* Task instructions
Repeat the material verbatim. Images are excluded from the copy.

* Input records

________________________________________

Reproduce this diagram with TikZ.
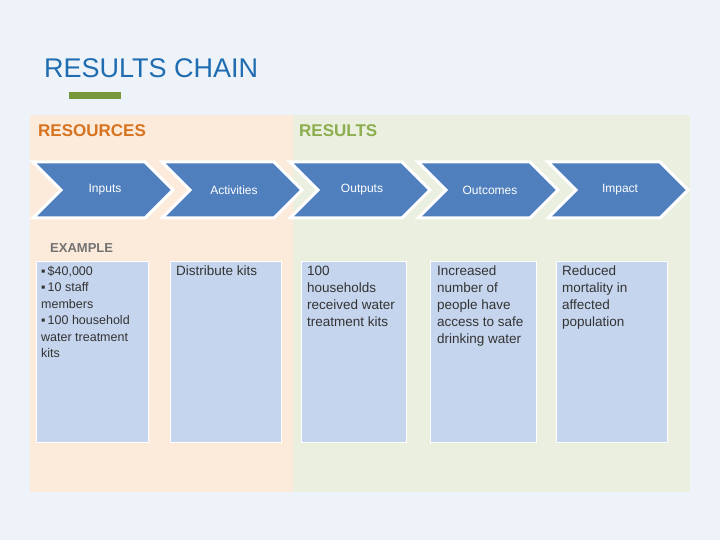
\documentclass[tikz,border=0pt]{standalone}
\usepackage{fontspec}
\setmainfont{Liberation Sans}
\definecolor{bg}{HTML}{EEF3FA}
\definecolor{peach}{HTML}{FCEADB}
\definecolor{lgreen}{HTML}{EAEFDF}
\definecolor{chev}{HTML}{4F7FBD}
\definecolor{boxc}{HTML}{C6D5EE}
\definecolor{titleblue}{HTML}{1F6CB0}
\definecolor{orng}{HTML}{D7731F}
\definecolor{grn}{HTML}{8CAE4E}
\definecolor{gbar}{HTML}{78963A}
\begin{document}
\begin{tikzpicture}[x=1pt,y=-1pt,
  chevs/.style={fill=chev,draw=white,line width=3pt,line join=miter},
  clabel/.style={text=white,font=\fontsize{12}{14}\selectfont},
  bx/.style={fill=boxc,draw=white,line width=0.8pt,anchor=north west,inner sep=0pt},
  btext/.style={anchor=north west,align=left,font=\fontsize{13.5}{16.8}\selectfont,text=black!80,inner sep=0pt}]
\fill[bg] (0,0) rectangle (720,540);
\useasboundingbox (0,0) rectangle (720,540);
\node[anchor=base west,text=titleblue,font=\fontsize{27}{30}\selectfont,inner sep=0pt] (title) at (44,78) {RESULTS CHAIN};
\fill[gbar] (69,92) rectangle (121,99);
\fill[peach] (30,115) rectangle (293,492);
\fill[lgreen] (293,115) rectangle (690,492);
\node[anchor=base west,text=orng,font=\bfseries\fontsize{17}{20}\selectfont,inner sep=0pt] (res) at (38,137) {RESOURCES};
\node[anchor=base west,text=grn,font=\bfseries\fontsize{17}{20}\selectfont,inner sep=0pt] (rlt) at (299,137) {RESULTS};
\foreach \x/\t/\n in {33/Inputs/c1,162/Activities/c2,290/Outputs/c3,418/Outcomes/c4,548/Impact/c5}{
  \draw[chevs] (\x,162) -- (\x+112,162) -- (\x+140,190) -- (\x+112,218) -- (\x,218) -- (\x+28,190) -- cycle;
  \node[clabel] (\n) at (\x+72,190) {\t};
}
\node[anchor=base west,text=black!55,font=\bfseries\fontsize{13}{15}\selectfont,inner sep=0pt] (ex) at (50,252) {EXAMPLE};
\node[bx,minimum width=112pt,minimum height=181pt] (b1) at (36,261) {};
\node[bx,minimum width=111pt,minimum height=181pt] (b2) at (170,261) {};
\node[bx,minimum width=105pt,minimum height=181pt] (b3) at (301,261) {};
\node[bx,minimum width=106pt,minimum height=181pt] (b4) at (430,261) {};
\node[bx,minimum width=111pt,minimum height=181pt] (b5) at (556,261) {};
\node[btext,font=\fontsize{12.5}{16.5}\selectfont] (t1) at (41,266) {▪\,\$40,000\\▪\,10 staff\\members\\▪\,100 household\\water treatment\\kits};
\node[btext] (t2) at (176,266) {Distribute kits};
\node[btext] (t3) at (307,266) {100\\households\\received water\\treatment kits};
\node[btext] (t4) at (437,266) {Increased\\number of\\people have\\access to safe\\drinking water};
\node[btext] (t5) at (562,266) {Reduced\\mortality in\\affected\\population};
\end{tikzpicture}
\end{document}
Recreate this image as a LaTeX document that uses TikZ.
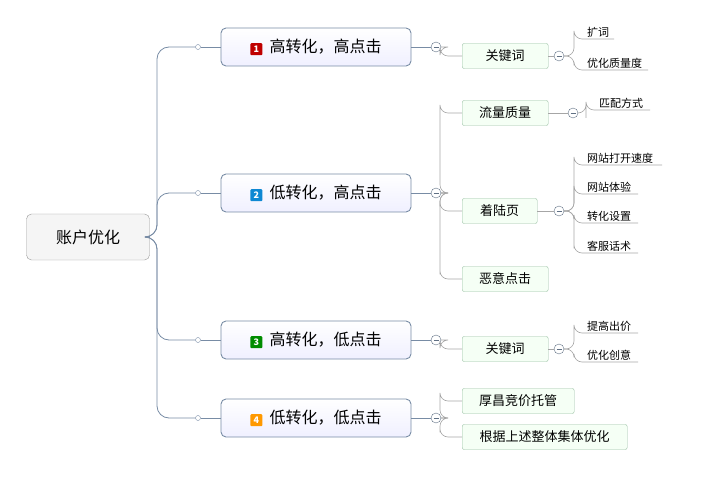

________________________________________

* Final result
Reproduce this diagram with TikZ.
\documentclass[tikz,border=0pt]{standalone}
\usepackage{fontspec}
\setmainfont{Liberation Sans}
\definecolor{bg}{HTML}{EEF3FA}
\definecolor{peach}{HTML}{FCEADB}
\definecolor{lgreen}{HTML}{EAEFDF}
\definecolor{chev}{HTML}{4F7FBD}
\definecolor{boxc}{HTML}{C6D5EE}
\definecolor{titleblue}{HTML}{1F6CB0}
\definecolor{orng}{HTML}{D7731F}
\definecolor{grn}{HTML}{8CAE4E}
\definecolor{gbar}{HTML}{78963A}
\begin{document}
\begin{tikzpicture}[x=1pt,y=-1pt,
  chevs/.style={fill=chev,draw=white,line width=3pt,line join=miter},
  clabel/.style={text=white,font=\fontsize{12}{14}\selectfont},
  bx/.style={fill=boxc,draw=white,line width=0.8pt,anchor=north west,inner sep=0pt},
  btext/.style={anchor=north west,align=left,font=\fontsize{13.5}{16.8}\selectfont,text=black!80,inner sep=0pt}]
\fill[bg] (0,0) rectangle (720,540);
\useasboundingbox (0,0) rectangle (720,540);
\node[anchor=base west,text=titleblue,font=\fontsize{27}{30}\selectfont,inner sep=0pt] (title) at (44,78) {RESULTS CHAIN};
\fill[gbar] (69,92) rectangle (121,99);
\fill[peach] (30,115) rectangle (293,492);
\fill[lgreen] (293,115) rectangle (690,492);
\node[anchor=base west,text=orng,font=\bfseries\fontsize{17}{20}\selectfont,inner sep=0pt] (res) at (38,137) {RESOURCES};
\node[anchor=base west,text=grn,font=\bfseries\fontsize{17}{20}\selectfont,inner sep=0pt] (rlt) at (299,137) {RESULTS};
\foreach \x/\t/\n in {33/Inputs/c1,162/Activities/c2,290/Outputs/c3,418/Outcomes/c4,548/Impact/c5}{
  \draw[chevs] (\x,162) -- (\x+112,162) -- (\x+140,190) -- (\x+112,218) -- (\x,218) -- (\x+28,190) -- cycle;
  \node[clabel] (\n) at (\x+72,190) {\t};
}
\node[anchor=base west,text=black!55,font=\bfseries\fontsize{13}{15}\selectfont,inner sep=0pt] (ex) at (50,252) {EXAMPLE};
\node[bx,minimum width=112pt,minimum height=181pt] (b1) at (36,261) {};
\node[bx,minimum width=111pt,minimum height=181pt] (b2) at (170,261) {};
\node[bx,minimum width=105pt,minimum height=181pt] (b3) at (301,261) {};
\node[bx,minimum width=106pt,minimum height=181pt] (b4) at (430,261) {};
\node[bx,minimum width=111pt,minimum height=181pt] (b5) at (556,261) {};
\node[btext,font=\fontsize{12.5}{16.5}\selectfont] (t1) at (41,266) {▪\,\$40,000\\▪\,10 staff\\members\\▪\,100 household\\water treatment\\kits};
\node[btext] (t2) at (176,266) {Distribute kits};
\node[btext] (t3) at (307,266) {100\\households\\received water\\treatment kits};
\node[btext] (t4) at (437,266) {Increased\\number of\\people have\\access to safe\\drinking water};
\node[btext] (t5) at (562,266) {Reduced\\mortality in\\affected\\population};
\end{tikzpicture}
\end{document}
Recreate this image as a LaTeX document that uses TikZ.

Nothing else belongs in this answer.